Answer

**step1** Understanding the Problem

The problem asks for the coefficient of the term containing $$x^3$$ when the expression $$(1+x)^{20}$$ is expanded. This means we need to find the numerical part that multiplies $$x^3$$ after the entire expression is multiplied out.

**step2** Identifying the Pattern of Binomial Expansion

When an expression like $$(a+b)^n$$ is expanded, each term follows a specific pattern. The general term, which contains $$b^k$$ (and thus $$a^{n-k}$$), is given by the binomial coefficient "n choose k" multiplied by $$a^{n-k}$$ and $$b^k$$. This coefficient is denoted as $$\binom{n}{k}$$.

**step3** Applying the Pattern to the Specific Expression

In our problem, we have $$(1+x)^{20}$$.
Comparing this to the general form $$(a+b)^n$$, we can identify:
$$a = 1$$
$$b = x$$
$$n = 20$$
We are looking for the term that contains $$x^3$$. This means the power of $$b$$ (which is $$x$$) should be 3. So, we set $$k = 3$$.
Using the pattern for the coefficient of the term with $$x^k$$, the coefficient will be $$\binom{n}{k}$$.
Substituting our values, the coefficient of $$x^3$$ is $$\binom{20}{3}$$. The term itself would be $$\binom{20}{3} (1)^{20-3} x^3 = \binom{20}{3} (1)^{17} x^3 = \binom{20}{3} x^3$$.
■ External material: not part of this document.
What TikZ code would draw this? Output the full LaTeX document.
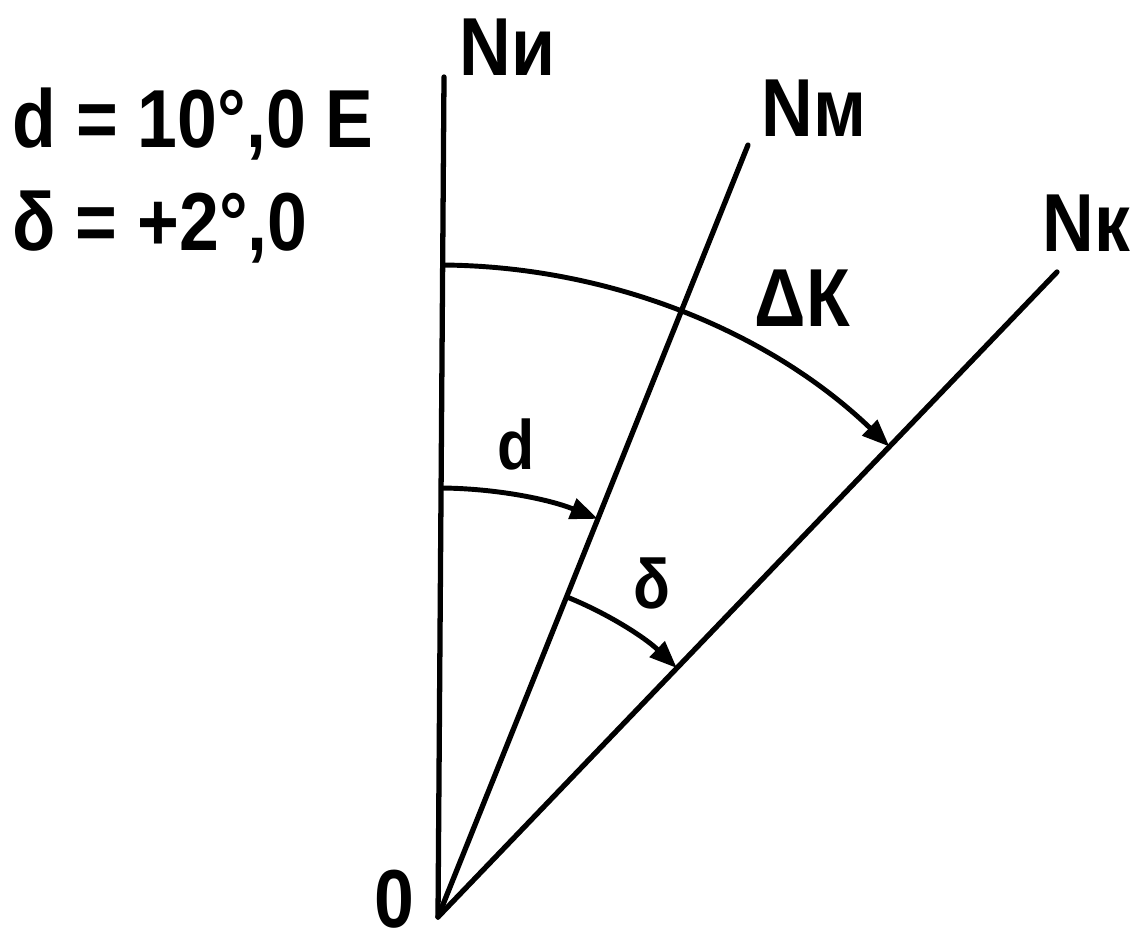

**step4** Calculating the Binomial Coefficient

The binomial coefficient $$\binom{n}{k}$$ is calculated by the formula $$\frac{n \times (n-1) \times \dots \times (n-k+1)}{k \times (k-1) \times \dots \times 1}$$.
For $$\binom{20}{3}$$, we have $$n=20$$ and $$k=3$$.
So, we multiply the first 3 numbers starting from 20 downwards, and divide by the product of the first 3 numbers starting from 1 upwards:
$$\binom{20}{3} = \frac{20 \times 19 \times 18}{3 \times 2 \times 1}$$

**step5** Performing the Arithmetic Calculation

Now, we perform the arithmetic operations:
First, calculate the product in the denominator:
$$3 \times 2 \times 1 = 6$$
Next, calculate the product in the numerator:
$$20 \times 19 = 380$$
$$380 \times 18$$
To calculate $$380 \times 18$$:
$$380 \times 10 = 3800$$
$$380 \times 8 = 3040$$
Adding these together: $$3800 + 3040 = 6840$$
So, the numerator is 6840.
Finally, divide the numerator by the denominator:
$$\frac{6840}{6}$$
$$6840 \div 6 = 1140$$
Therefore, the coefficient of $$x^3$$ in the binomial expansion of $$(1+x)^{20}$$ is 1140.